While receiving dual-instruction from the aforementioned CFI, the pilot/owner set up for landing on Runway 08 at South Carolina’s Abbeville Airport (SC81). A left (southerly) crosswind prevailed.
The pilot/owner stated he “arrived too high for the runway,” and reported the CFI subsequently took control of the aircraft for purpose of demonstrating a forward slip maneuver by which to lose altitude. The pilot/owner alleged the aircraft, under the CFI’s control, entered a left ground-loop after touchdown and sustained damage consistent therewith.
The flight instructor set forth a contrary account of the accident sequence, stating the pilot/owner was in the habit of flying with his feet high on the rudder pedals and—despite having been counseled to the contrary prior to the pair’s departure on the instructional flight—persisted in the practice.
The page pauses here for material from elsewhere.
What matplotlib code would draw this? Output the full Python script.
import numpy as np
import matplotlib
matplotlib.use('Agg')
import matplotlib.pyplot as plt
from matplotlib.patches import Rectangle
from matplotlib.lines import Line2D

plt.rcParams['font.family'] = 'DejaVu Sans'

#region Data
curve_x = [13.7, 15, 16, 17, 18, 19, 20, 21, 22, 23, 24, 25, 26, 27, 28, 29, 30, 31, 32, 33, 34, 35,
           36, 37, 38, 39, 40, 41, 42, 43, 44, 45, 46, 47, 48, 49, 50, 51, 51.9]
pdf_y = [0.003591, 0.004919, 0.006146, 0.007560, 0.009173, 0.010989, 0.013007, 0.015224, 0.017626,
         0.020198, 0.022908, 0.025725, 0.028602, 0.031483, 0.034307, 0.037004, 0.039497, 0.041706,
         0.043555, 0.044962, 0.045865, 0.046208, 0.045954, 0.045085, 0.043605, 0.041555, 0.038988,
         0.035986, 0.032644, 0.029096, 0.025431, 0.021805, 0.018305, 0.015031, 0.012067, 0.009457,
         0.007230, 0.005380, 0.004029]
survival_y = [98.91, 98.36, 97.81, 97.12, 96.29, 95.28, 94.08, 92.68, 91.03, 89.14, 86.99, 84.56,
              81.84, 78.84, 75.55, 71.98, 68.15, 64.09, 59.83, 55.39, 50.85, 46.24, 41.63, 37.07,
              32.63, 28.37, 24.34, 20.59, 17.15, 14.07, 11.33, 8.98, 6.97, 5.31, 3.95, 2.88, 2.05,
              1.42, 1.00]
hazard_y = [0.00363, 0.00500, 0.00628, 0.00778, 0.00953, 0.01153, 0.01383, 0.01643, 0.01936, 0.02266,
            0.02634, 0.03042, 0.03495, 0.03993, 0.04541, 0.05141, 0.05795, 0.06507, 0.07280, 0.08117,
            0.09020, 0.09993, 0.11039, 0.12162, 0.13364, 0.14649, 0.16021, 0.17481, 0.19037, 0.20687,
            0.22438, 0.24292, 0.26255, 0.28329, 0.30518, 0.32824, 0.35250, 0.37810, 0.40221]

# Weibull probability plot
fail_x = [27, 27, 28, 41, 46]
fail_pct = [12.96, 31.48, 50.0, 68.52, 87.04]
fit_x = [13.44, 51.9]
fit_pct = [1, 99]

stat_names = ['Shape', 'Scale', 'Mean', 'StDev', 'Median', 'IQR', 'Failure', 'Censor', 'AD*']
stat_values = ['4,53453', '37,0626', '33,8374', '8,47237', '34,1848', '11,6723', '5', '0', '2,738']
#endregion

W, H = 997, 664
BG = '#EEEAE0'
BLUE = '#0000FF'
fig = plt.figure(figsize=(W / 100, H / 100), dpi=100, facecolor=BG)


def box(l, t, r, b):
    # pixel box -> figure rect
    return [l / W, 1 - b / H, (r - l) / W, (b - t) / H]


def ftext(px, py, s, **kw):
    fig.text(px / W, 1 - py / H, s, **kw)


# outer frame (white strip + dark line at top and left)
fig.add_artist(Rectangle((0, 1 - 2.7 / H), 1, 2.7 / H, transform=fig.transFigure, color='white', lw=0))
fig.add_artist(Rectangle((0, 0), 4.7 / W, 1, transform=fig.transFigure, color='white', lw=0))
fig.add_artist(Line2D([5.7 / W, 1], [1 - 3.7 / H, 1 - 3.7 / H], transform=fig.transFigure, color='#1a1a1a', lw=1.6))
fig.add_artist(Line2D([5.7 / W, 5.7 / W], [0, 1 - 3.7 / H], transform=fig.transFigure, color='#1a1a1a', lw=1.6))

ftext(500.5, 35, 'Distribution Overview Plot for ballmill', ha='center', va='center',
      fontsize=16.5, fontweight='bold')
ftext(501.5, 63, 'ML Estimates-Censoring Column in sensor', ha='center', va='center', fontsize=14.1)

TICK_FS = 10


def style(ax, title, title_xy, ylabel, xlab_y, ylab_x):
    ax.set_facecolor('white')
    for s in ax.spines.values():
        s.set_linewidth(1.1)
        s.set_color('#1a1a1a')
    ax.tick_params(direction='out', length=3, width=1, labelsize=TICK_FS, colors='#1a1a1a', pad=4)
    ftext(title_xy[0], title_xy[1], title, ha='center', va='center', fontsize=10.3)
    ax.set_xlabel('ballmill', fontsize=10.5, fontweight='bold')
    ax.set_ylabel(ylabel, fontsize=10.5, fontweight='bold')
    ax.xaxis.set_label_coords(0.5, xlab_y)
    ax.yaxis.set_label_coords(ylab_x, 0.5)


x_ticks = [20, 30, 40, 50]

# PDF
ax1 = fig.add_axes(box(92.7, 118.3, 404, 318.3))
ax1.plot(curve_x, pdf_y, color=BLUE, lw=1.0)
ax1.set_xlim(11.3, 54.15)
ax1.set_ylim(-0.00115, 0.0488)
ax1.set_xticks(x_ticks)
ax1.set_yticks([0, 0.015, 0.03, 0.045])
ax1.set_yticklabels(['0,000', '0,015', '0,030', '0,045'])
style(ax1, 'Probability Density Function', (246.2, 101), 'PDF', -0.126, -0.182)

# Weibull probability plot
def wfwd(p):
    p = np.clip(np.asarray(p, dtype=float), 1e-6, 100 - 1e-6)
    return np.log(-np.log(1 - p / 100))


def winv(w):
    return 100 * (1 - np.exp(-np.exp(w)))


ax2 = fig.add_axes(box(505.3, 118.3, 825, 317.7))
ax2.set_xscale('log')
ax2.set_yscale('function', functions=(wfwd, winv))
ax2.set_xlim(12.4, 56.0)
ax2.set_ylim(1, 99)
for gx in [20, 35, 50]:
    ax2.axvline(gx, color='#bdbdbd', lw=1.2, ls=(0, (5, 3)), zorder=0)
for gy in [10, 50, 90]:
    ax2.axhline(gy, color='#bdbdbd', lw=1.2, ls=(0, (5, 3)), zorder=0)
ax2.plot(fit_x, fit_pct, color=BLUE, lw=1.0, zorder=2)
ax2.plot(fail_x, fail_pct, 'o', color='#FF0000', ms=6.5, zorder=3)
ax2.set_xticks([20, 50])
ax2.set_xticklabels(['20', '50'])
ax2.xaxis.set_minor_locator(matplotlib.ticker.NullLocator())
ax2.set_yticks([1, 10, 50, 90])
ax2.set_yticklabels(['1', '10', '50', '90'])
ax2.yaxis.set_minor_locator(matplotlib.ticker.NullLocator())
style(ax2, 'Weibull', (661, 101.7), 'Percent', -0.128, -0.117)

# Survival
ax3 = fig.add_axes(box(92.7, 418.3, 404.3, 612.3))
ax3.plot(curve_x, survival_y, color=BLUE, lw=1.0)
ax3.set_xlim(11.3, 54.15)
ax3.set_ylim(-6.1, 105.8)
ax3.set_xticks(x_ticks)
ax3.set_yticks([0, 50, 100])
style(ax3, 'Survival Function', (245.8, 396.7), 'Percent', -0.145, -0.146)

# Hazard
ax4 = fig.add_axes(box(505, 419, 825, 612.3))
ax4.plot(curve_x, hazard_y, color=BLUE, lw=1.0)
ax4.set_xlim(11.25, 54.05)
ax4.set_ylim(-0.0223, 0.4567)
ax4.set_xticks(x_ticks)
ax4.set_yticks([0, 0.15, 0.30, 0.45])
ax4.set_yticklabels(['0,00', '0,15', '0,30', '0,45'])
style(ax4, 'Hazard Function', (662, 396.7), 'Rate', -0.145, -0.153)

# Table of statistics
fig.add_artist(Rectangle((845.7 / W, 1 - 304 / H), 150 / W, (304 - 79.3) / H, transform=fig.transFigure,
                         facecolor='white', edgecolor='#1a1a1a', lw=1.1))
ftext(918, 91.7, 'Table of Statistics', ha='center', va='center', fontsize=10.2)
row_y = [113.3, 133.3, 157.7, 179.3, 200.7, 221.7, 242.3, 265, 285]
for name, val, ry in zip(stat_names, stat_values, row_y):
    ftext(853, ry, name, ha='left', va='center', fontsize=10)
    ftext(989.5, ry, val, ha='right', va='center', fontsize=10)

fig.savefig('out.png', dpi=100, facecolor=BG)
After conducting air-work and undertaking takeoff and landing practice at an area airport, student and instructor returned to SC81. The CFI reported the pilot/owner—while attempting to land on SC81’s 2,250-foot-long, forty-foot-wide Runway 08—applied excessive left rudder approximately one-foot AGL. The CFI asserted the inappropriate application of rudder occurred so quickly he was unable to intervene before the Maule’s right wing contacted the runway surface, its right main landing gear separated from its fuselage, and the airplane skidded to a stop.
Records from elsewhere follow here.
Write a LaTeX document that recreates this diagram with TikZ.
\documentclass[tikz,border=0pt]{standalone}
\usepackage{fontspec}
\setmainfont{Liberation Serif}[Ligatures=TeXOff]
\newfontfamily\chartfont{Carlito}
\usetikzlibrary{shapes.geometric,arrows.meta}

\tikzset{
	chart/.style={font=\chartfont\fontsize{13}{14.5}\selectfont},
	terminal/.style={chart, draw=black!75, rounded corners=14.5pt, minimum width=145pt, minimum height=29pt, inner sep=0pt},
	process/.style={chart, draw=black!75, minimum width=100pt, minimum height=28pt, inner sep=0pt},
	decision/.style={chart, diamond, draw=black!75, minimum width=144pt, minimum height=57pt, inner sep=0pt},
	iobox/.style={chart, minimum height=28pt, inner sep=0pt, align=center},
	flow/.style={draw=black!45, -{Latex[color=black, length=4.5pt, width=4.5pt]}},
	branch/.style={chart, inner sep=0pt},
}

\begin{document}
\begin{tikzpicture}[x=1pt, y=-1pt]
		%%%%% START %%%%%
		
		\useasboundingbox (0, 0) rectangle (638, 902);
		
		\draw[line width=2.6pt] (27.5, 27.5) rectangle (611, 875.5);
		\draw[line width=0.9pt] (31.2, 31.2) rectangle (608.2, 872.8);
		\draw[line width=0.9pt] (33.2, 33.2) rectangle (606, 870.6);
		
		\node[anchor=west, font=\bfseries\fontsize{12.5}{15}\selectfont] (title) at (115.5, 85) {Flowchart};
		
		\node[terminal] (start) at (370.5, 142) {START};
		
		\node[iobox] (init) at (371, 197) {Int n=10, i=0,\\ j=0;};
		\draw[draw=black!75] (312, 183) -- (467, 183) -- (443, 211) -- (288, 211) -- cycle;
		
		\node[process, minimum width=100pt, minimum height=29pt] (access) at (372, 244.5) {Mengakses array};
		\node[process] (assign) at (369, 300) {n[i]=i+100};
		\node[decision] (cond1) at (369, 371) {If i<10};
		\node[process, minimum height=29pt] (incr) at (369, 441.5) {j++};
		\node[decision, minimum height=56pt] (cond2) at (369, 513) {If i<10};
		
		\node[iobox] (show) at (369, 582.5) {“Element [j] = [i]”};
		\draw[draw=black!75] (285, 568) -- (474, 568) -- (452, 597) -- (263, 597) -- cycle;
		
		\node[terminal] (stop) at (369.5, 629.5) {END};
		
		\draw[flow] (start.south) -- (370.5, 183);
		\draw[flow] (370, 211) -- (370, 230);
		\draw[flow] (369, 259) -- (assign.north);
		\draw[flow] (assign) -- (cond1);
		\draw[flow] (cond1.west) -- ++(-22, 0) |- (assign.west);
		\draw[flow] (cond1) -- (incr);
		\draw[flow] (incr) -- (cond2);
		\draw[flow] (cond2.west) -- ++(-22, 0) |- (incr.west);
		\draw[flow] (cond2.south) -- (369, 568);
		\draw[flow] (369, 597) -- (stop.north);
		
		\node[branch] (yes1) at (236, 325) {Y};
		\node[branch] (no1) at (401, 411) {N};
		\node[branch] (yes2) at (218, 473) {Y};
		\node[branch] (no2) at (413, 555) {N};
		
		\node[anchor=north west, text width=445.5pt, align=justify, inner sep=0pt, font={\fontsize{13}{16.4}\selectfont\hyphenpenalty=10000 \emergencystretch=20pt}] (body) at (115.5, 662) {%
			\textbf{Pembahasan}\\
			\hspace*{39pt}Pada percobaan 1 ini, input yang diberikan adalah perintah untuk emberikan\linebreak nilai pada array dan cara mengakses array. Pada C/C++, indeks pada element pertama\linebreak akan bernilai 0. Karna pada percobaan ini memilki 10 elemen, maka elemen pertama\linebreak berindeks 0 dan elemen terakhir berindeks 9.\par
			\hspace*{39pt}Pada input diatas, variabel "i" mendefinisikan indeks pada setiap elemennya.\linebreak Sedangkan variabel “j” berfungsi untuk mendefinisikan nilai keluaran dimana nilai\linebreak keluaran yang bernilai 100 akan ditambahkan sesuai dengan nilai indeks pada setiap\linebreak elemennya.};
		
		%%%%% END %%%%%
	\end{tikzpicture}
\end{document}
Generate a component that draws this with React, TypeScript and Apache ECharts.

An engine shut-down and egress from the aircraft ensued.
The pilot/owner reported substantial damage to the Maule’s fuselage and both its wings. He reported, also, that the aircraft had been mechanically-sound prior to the accident-flight.
In his written statement, the flight instructor concurred, reporting no preflight mechanical anomalies with the accident-aircraft.
A Federal Aviation Administration inspector reported the flight instructor had no experience in the Maule M-7 prior to the accident-flight.
The National Transportation Safety Board determined the accident’s probable cause to be a loss of directional control during landing, which resulted in a ground loop and substantial damage to the airplane. The pilot flying could not be determined insomuch as both pilots claimed the other was at the controls during the accident-landing. The NTSB further determined the flight instructor, by accepting the training flight without prior experience in the aircraft make and model, had demonstrated poor aeronautical judgment.
Parties interested in learning more about the described event should reference NTSB Accident Number ERA23LA160.